El alza de como consecuencia de la escasez ha sido especialmente acentuada en el sur. Si bien el país enfrenta –junto con el mundo– el período inflacionario más serio de los últimos tiempos, es en las regiones con bloqueos de vías sistemáticos donde los precios han escalado de manera más empinada. De acuerdo con un reciente informe del Instituto Peruano de Economía (IPE), publicado en este Diario ayer, en las regiones que han sufrido protestas de mayor intensidad la inflación es de casi 2 puntos porcentuales mayor que en el resto del país. Las poblaciones de Madre de Dios y de Puno son las más perjudicadas.

En Puerto Maldonado existe un desabastecimiento total: desde hace dos semanas los ciudadanos no tienen acceso a combustible para vehículos y cocinas. Ciertos alimentos han desaparecido del mercado o sus precios ha subido exponencialmente. En Cusco la situación no es mucho mejor. A finales de enero, de 25 grifos visitados por el informativo “ATV Noticias”, apenas dos aún brindaban atención al público. En conjunto, las siete regiones del sur más afectadas han registrado la mayor inflación en 15 años.

¿Quién puede justificar tamaño atropello a los derechos de millones de ciudadanos? ¿Se puede realmente seguir diciendo, sin descaro, que estas acciones son parte del derecho a la protesta política? Las alusiones a que se tratan de una respuesta adecuada o proporcional al gobierno de la presidenta Dina Boluarte son francamente ridículas. Más bien, los intereses ilegales que se habrían registrado detrás de varias de ellas deben ser materia de seria investigación.
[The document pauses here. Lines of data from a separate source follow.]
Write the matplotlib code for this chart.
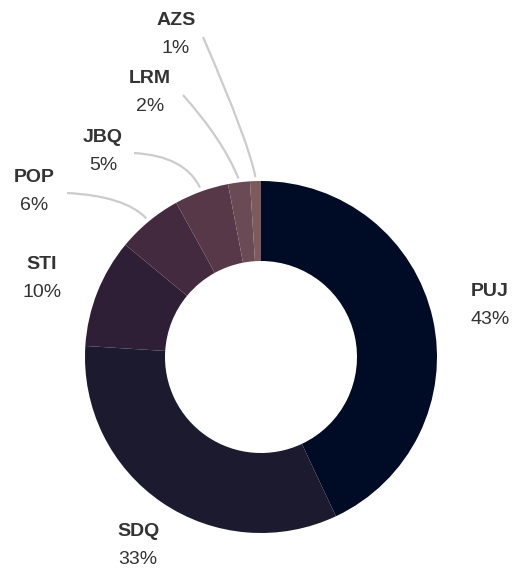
import numpy as np
import matplotlib
matplotlib.use("Agg")
import matplotlib.pyplot as plt
from matplotlib.path import Path
from matplotlib.patches import PathPatch

labels = ["PUJ", "SDQ", "STI", "POP", "JBQ", "LRM", "AZS"]
values = [43, 33, 10, 6, 5, 2, 1]
colors = ["#000c25", "#1b1a2f", "#2e1f37", "#432a3f", "#573848", "#6a4a54", "#7d5a5c"]

W, H = 512, 569
fig = plt.figure(figsize=(W / 100, H / 100), dpi=100)
ax = fig.add_axes([0, 0, 1, 1])

cx, cy = 261, H - 357
r_out, r_in = 176, 96

ax.pie(values, colors=colors, startangle=90, counterclock=False,
       radius=r_out, center=(cx, cy),
       wedgeprops=dict(width=r_out - r_in, linewidth=0))
ax.set_xlim(0, W)
ax.set_ylim(0, H)
ax.set_aspect("auto")
ax.axis("off")

# label placement (pixel coords, y from top): name center
label_pos = {
    "PUJ": (490, 291),
    "SDQ": (138, 531),
    "STI": (42, 264),
    "POP": (34, 177),
    "JBQ": (103, 137),
    "LRM": (150, 78),
    "AZS": (176, 20),
}
# leader lines: (start point, control point) in pixel coords (y from top)
leaders = {
    "POP": ((67, 193), (125, 196)),
    "JBQ": ((134, 153), (185, 156)),
    "LRM": ((183, 95), (223, 140)),
    "AZS": ((203, 37), (250, 145)),
}

total = sum(values)
cum = 0
for lab, v in zip(labels, values):
    mid = 90 - 360 * (cum + v / 2) / total
    cum += v
    x, y = label_pos[lab]
    ax.text(x, H - y, lab, ha="center", va="center", fontsize=14,
            fontweight="bold", color="#333333", family="Liberation Sans")
    ax.text(x, H - y - 28, f"{v}%", ha="center", va="center", fontsize=14,
            color="#333333", family="Liberation Sans")
    if lab in leaders:
        (sx, sy), (qx, qy) = leaders[lab]
        rr = r_out + 4
        ex = cx + rr * np.cos(np.radians(mid))
        ey = cy + rr * np.sin(np.radians(mid))
        path = Path([(sx, H - sy), (qx, H - qy), (ex, ey)],
                    [Path.MOVETO, Path.CURVE3, Path.CURVE3])
        ax.add_patch(PathPatch(path, facecolor="none", edgecolor="#cccccc", lw=1.6))

fig.savefig("out.png", dpi=100)
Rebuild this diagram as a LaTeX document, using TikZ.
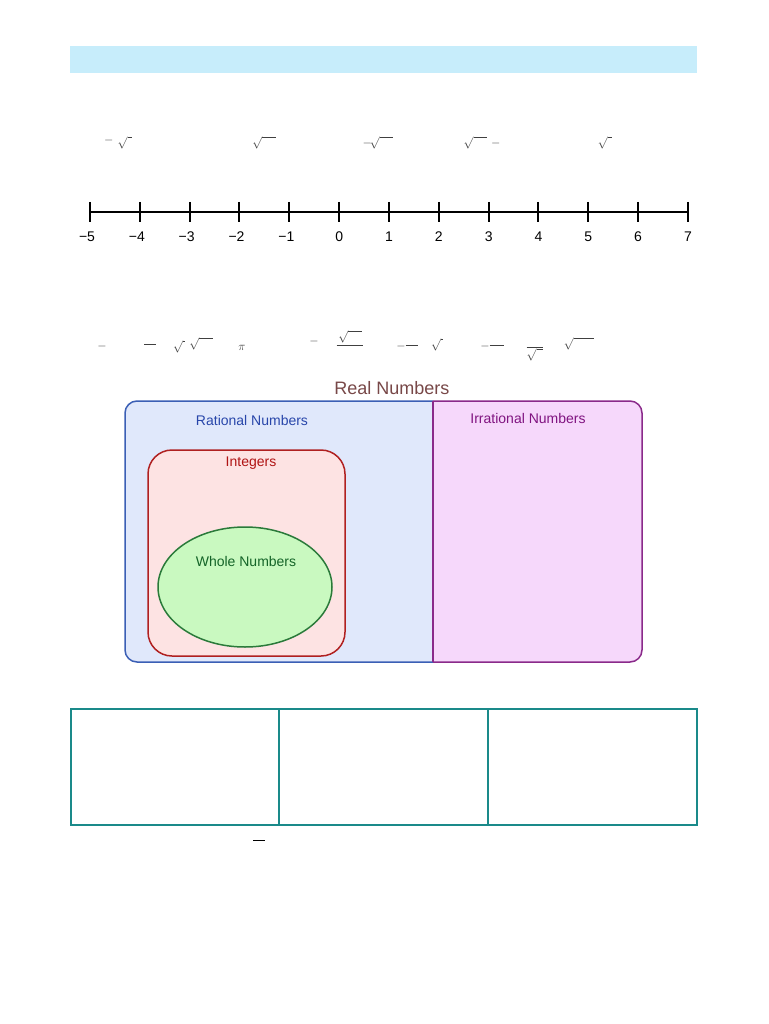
\documentclass[tikz,border=0pt]{standalone}
\usepackage{fontspec}
\setsansfont{Liberation Sans}
\begin{document}
\begin{tikzpicture}[x=1pt,y=-1pt,
  frag/.style={text=black!75,font=\fontsize{13}{15}\selectfont,inner sep=0pt},
  lab/.style={font=\sffamily\fontsize{14}{16}\selectfont,inner sep=1pt},
  numlab/.style={font=\sffamily\fontsize{14}{16}\selectfont,inner sep=0pt}]
\useasboundingbox (0,0) rectangle (768,1024);
\fill[white] (0,0) rectangle (768,1024);
% banner
\fill[cyan!22] (70,46) rectangle (697,73);
% row 1 fragments
\node[frag] (f1) at (118,143) {$-\ \sqrt{\ }$};
\node[frag] (f2) at (264,143) {$\sqrt{\phantom{xx}}$};
\node[frag] (f3) at (378,143) {$-\!\sqrt{\phantom{xx}}$};
\node[frag] (f4) at (482,143) {$\sqrt{\phantom{xx}}\ -$};
\node[frag] (f5) at (605,143) {$\sqrt{\ }$};
% number line
\draw[line width=2pt] (90,212) coordinate (nl0) -- (688,212) coordinate (nl1);
\foreach \i [count=\k from 0] in {-5,...,7}{
  \draw[line width=2pt] ({90+\k*49.83},202) -- ({90+\k*49.83},222);
}
\foreach \t [count=\k from 0] in {−5,−4,−3,−2,−1,0,1,2,3,4,5,6,7}{
  \node[numlab] (n\k) at ({87+\k*49.83+(\k>4?3:0)},237) {\t};
}
% row 2 fragments
\node[frag] (g1) at (102,346) {$-$};
\node[frag] (g2) at (150,346) {$\rule[3pt]{12pt}{0.6pt}$};
\node[frag] (g3) at (193,345) {$\sqrt{\,}\ \sqrt{\phantom{xx}}$};
\node[frag] (g4) at (242,348) {$\pi$};
\node[frag] (g5) at (314,341) {$-$};
\node[frag] (g6) at (350,343) {$\displaystyle\frac{\sqrt{\phantom{xx}}}{\phantom{xxxx}}$};
\node[frag] (g7) at (407,346) {$-\rule[3pt]{12pt}{0.6pt}$};
\node[frag] (g8) at (437,345) {$\sqrt{\,}$};
\node[frag] (g9) at (492,346) {$-\rule[3pt]{14pt}{0.6pt}$};
\node[frag] (g10) at (535,349) {$\displaystyle\frac{\phantom{x}}{\sqrt{\phantom{x}}}$};
\node[frag] (g11) at (579,344) {$\sqrt{\phantom{xxx}}$};
% Venn
\node[font=\sffamily\fontsize{18}{20}\selectfont,text={rgb,255:red,120;green,72;blue,72}] (real) at (392,388) {Real Numbers};
\draw[fill={rgb,255:red,224;green,232;blue,251},draw={rgb,255:red,59;green,95;blue,181},line width=1.5pt,rounded corners=12pt]
  (433,401) -- (125,401) -- (125,662) -- (433,662);
\draw[fill={rgb,255:red,246;green,216;blue,251},draw={rgb,255:red,138;green,42;blue,138},line width=1.5pt,rounded corners=12pt]
  (433,401) -- (642,401) -- (642,662) -- (433,662);
\draw[draw={rgb,255:red,138;green,42;blue,138},line width=1.5pt] (433,401) -- (433,662);
\node[lab,text={rgb,255:red,40;green,70;blue,170}] (rat) at (252,420) {Rational Numbers};
\node[lab,text={rgb,255:red,128;green,20;blue,128}] (irr) at (528,418) {Irrational Numbers};
\draw[fill={rgb,255:red,253;green,227;blue,227},draw={rgb,255:red,176;green,32;blue,32},line width=1.5pt,rounded corners=24pt]
  (148,450) rectangle (345,656);
\node[lab,text={rgb,255:red,176;green,20;blue,20}] (int) at (251,463) {Integers};
\draw[fill={rgb,255:red,201;green,249;blue,192},draw={rgb,255:red,42;green,122;blue,58},line width=1.5pt]
  (245,587) ellipse (87 and 60);
\node[lab,text={rgb,255:red,20;green,100;blue,40}] (whole) at (246,561) {Whole Numbers};
% table
\draw[draw={rgb,255:red,26;green,138;blue,138},line width=2.6pt] (71,709) rectangle (697,825);
\draw[draw={rgb,255:red,26;green,138;blue,138},line width=2.2pt] (279,709) -- (279,825);
\draw[draw={rgb,255:red,26;green,138;blue,138},line width=1.4pt] (488,709) -- (488,825);
\draw[line width=1pt] (253,840) -- (265,840);
\end{tikzpicture}
\end{document}
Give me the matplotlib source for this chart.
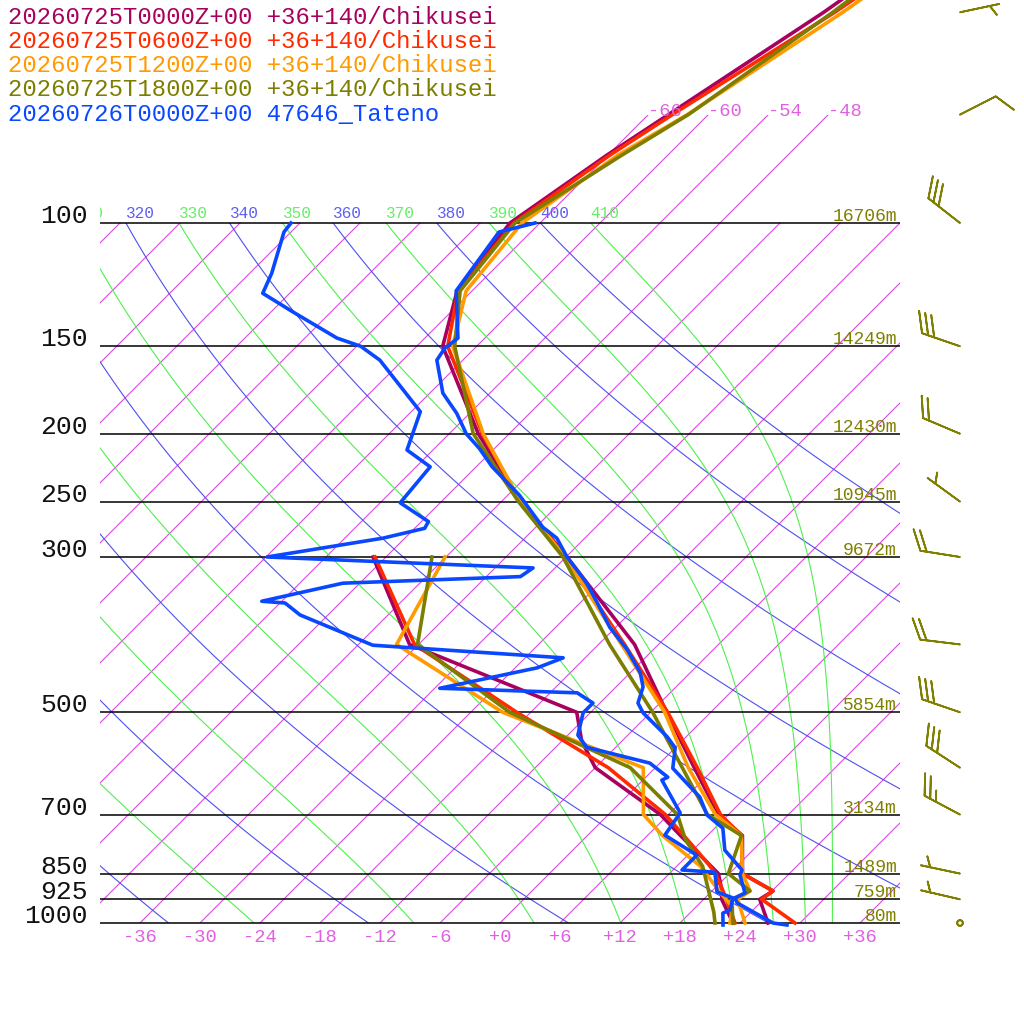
import numpy as np
import matplotlib
matplotlib.use("Agg")
from matplotlib import pyplot as plt
from matplotlib.patches import Rectangle
from matplotlib.transforms import Bbox, TransformedBbox

plt.rcParams.update({"font.family": ["Liberation Mono", "DejaVu Sans Mono"]})

# ---- Chikusei model soundings (+36+140) : temperature ----
t_levels = [1000, 925, 900, 850, 750, 700, 600, 500, 400, 300, 250, 200, 150, 125, 100, 80, 70, 50, 30]
t_00 = [26.8, 23.6, 24.1, 19.3, 15.5, 11.0, 3.9, -4.4, -14.4, -29.9, -40.1, -51.1, -63.4, -67.5, -69.0, -66.1, -64.0, -58.7, -52.3]
t_06 = [29.5, 23.8, 24.1, 19.3, 15.4, 11.2, 4.2, -4.3, -15.4, -30.0, -40.1, -50.7, -62.9, -67.4, -68.6, -65.8, -63.6, -57.6, -50.3]
t_12 = [24.5, 21.4, 21.8, 19.3, 15.4, 10.7, 3.3, -4.6, -15.7, -30.1, -40.1, -50.6, -62.4, -66.6, -67.8, -65.0, -62.1, -56.8, -50.4]
t_18 = [23.3, 20.8, 21.8, 17.9, 15.4, 9.9, 2.7, -5.8, -16.9, -30.3, -40.3, -51.6, -62.2, -67.2, -68.5, -64.6, -62.0, -57.8, -52.6]

# ---- Chikusei model soundings : dew point ----
td_00_p = [1000, 925, 900, 850, 750, 700, 600, 550, 500, 400, 300]
td_00 = [23.3, 19.8, 19.0, 16.9, 9.3, 5.2, -6.0, -10.0, -13.4, -36.9, -49.3]
td_06_p = [1000, 900, 850, 820, 700, 600, 500, 400, 300]
td_06 = [23.5, 19.1, 16.6, 14.7, 5.7, -4.7, -19.4, -36.4, -49.1]
td_12_p = [1000, 950, 900, 830, 750, 700, 600, 500, 400, 300]
td_12 = [23.0, 21.7, 18.7, 14.4, 7.5, 3.5, -1.2, -20.8, -38.2, -42.1]
td_18_p = [1000, 965, 830, 760, 700, 600, 500, 400, 300]
td_18 = [21.5, 20.3, 14.6, 10.2, 6.9, -2.5, -20.1, -36.1, -43.4]

# ---- Tateno radiosonde 47646 ----
tat_t_p = [1006.6, 1000, 936, 921, 906, 854, 840, 787, 732, 701, 661, 601, 562, 542, 501, 485,
           460, 439, 407, 378, 348, 327, 300, 282, 272, 245, 223, 210, 200, 187, 175, 157, 151,
           146, 125, 103, 100]
tat_t = [28.9, 27.3, 21.7, 21.0, 21.5, 19.2, 18.9, 15.2, 12.8, 9.9, 7.4, 1.8, 0.0, -1.9, -6.7, -8.2,
         -9.3, -11.0, -14.6, -18.6, -22.4, -25.3, -29.9, -32.8, -35.3, -40.8, -46.4, -49.5, -52.3,
         -55.3, -58.7, -62.6, -63.0, -62.7, -67.6, -69.2, -66.5]
tat_td_p = [1006.6, 968, 958, 921, 903, 846, 840, 800, 749, 696, 625, 619, 591, 561, 539, 501,
            485, 469, 462, 432, 418, 401, 363, 349, 347, 327, 320, 311, 300, 282, 273, 267, 251,
            223, 211, 186, 157, 150, 146, 134, 126, 118, 103, 100]
tat_td = [22.5, 21.3, 21.7, 20.8, 18.6, 16.4, 12.9, 12.9, 7.7, 7.0, 1.9, 2.2, -1.0, -8.9, -11.0, -12.7,
          -12.7, -15.3, -29.5, -21.8, -20.2, -40.5, -50.8, -53.5, -56.0, -49.7, -32.6, -32.2, -59.9,
          -50.2, -47.0, -47.3, -52.0, -52.6, -56.6, -59.1, -68.3, -71.6, -74.8, -81.8, -86.7, -87.8,
          -90.7, -90.9]

# ---- winds (direction deg, speed kt) ----
wind_p = [50, 70, 100, 150, 200, 250, 300, 400, 500, 600, 700, 850, 925, 1000]
wind_dir = [78, 63, 308, 289, 293, 306, 279, 277, 289, 303, 298, 282, 283, 0]
wind_spd = [5, 10, 30, 30, 20, 5, 20, 20, 30, 30, 25, 5, 5, 0]

# ---- reference levels and heights ----
std_p = [100, 150, 200, 250, 300, 500, 700, 850, 925, 1000]
std_hgt = [16706, 14249, 12430, 10945, 9672, 5854, 3134, 1489, 759, 80]

labels = ["20260725T0000Z+00 +36+140/Chikusei",
          "20260725T0600Z+00 +36+140/Chikusei",
          "20260725T1200Z+00 +36+140/Chikusei",
          "20260725T1800Z+00 +36+140/Chikusei",
          "20260726T0000Z+00 47646_Tateno"]
colors = ["#a8005e", "#ff2a00", "#ff9a00", "#7d7d00", "#0a48ff"]

SKEW = 30.4  # degC per ln(p) unit -> 45 degree isotherms


def skx(t, p):
    return np.asarray(t, dtype=float) + SKEW * np.log(1000.0 / np.asarray(p, dtype=float))


def moist_t(theta_e, p):
    # Bolton (1980) saturated theta-e, solved for T by bisection
    lo = np.full_like(p, 150.0)
    hi = np.full_like(p, 330.0)
    for _ in range(60):
        t = 0.5 * (lo + hi)
        tc = t - 273.15
        es = 6.112 * np.exp(17.67 * tc / (tc + 243.5))
        r = 622.0 * es / (p - es)
        th = t * (1000.0 / p) ** (0.2854 * (1 - 0.28e-3 * r)) * np.exp((3.376 / t - 0.00254) * r * (1 + 0.81e-3 * r))
        hi = np.where(th > theta_e, t, hi)
        lo = np.where(th > theta_e, lo, t)
    return 0.5 * (lo + hi) - 273.15


fig = plt.figure(figsize=(10.24, 10.24), dpi=100)
ax = fig.add_axes([0, 0, 1, 1])
ax.set_yscale("log")
ax.set_xlim(-50, 52.4)
ax.set_ylim(1000 * np.exp(101 / 304), 1000 * np.exp(-923 / 304))
ax.axis("off")

box = Rectangle((-40, 100), 80, 900, transform=ax.transData)
box_iso = Rectangle((-40, 70), 80, 930, transform=ax.transData)
lab_clip = TransformedBbox(Bbox.from_extents(100 / 1024, 0, 1, 1), ax.transAxes)


def adiabat_label(xpos, text, color):
    # labels sit on the 100 hPa line; those left of the frame are cut at its edge
    if xpos < -43:
        return
    txt = ax.text(xpos, 98.5, text, color=color, fontsize=11.6, ha="left", va="baseline")
    txt.set_clip_on(True)
    txt.set_clip_box(lab_clip)


# isotherms
for t in range(-108, 37, 6):
    ptop = 70 if -66 <= t <= -48 else 100
    pp = np.array([1000.0, ptop])
    ln, = ax.plot(skx(t, pp), pp, color="#d84ae0", lw=0.8)
    ln.set_clip_path(box_iso)
    if ptop == 70:
        ax.text(skx(t, 70), 70.4, f"{t:+d}", color="#e060e0", fontsize=13.5,
                ha="left", va="baseline")

pp = np.geomspace(1000, 100, 80)
# dry adiabats
for th in range(240, 401, 20):
    tt = th * (pp / 1000.0) ** 0.2857 - 273.15
    ln, = ax.plot(skx(tt, pp), pp, color="#4f4ff0", lw=0.8)
    ln.set_clip_path(box)
    adiabat_label(skx(tt[-1], 100), str(th), "#5e5ef5")

# moist adiabats
for the in range(250, 411, 20):
    tt = moist_t(the, pp)
    ln, = ax.plot(skx(tt, pp), pp, color="#4fef4f", lw=0.8)
    ln.set_clip_path(box)
    adiabat_label(skx(tt[-1], 100), str(the), "#66ee66")

# pressure levels
ax.hlines(std_p, -40, 40, colors="black", lw=1.1)
for p, h in zip(std_p, std_hgt):
    ax.text(-41.2, p, str(p), fontsize=19, color="#111111", ha="right", va="baseline")
    ax.text(39.7, p * np.exp(-2 / 304), f"{h}m", fontsize=13, color="#808000",
            ha="right", va="baseline")

for t in range(-36, 37, 6):
    ax.text(t, 1000 * np.exp(14 / 304), f"{t:+d}", fontsize=13.5, color="#e060e0",
            ha="center", va="center")

# soundings
t_curves = [t_00, t_06, t_12, t_18]
td_curves = [(td_00_p, td_00), (td_06_p, td_06), (td_12_p, td_12), (td_18_p, td_18)]
for i in range(4):
    ax.plot(skx(t_curves[i], t_levels), t_levels, color=colors[i], lw=2.6)
    ax.plot(skx(td_curves[i][1], td_curves[i][0]), td_curves[i][0], color=colors[i], lw=2.6)
ax.plot(skx(tat_t, tat_t_p), tat_t_p, color=colors[4], lw=2.6)
ax.plot(skx(tat_td, tat_td_p), tat_td_p, color=colors[4], lw=2.6)

# wind barbs
wd = np.radians(wind_dir)
u = -np.array(wind_spd) * np.sin(wd)
v = -np.array(wind_spd) * np.cos(wd)
ax.barbs(np.full(len(wind_p), 46.0), wind_p, u, v, length=7.6, color="#808000",
         linewidth=1.3, sizes=dict(height=0.5, width=0.5, spacing=0.16, emptybarb=0.07))

for i, lab in enumerate(labels):
    ax.text(8 / 1024, 1 - (24.5 + 24 * i) / 1024, lab, color=colors[i], fontsize=17.2,
            ha="left", va="baseline", transform=ax.transAxes)

fig.savefig("out.png", dpi=100)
Mientras el Gobierno sigue buscando una salida política aceptable para el entrampamiento en que se encuentra con el Congreso, su prioridad debe estar en garantizar condiciones de vida adecuadas para su población. Eso será imposible mientras se tenga, de acuerdo con la Sutrán hasta ayer, 72 puntos con tránsito interrumpido en seis regiones. Existe el derecho a la protesta; no existe el derecho a forzar sobre ciudades enteras el tipo de medidas que solo se emprenden durante una guerra. Ese chantaje es inaceptable. Ya viene siendo tiempo que el país encuentre un mínimo de consenso en algo tan elemental.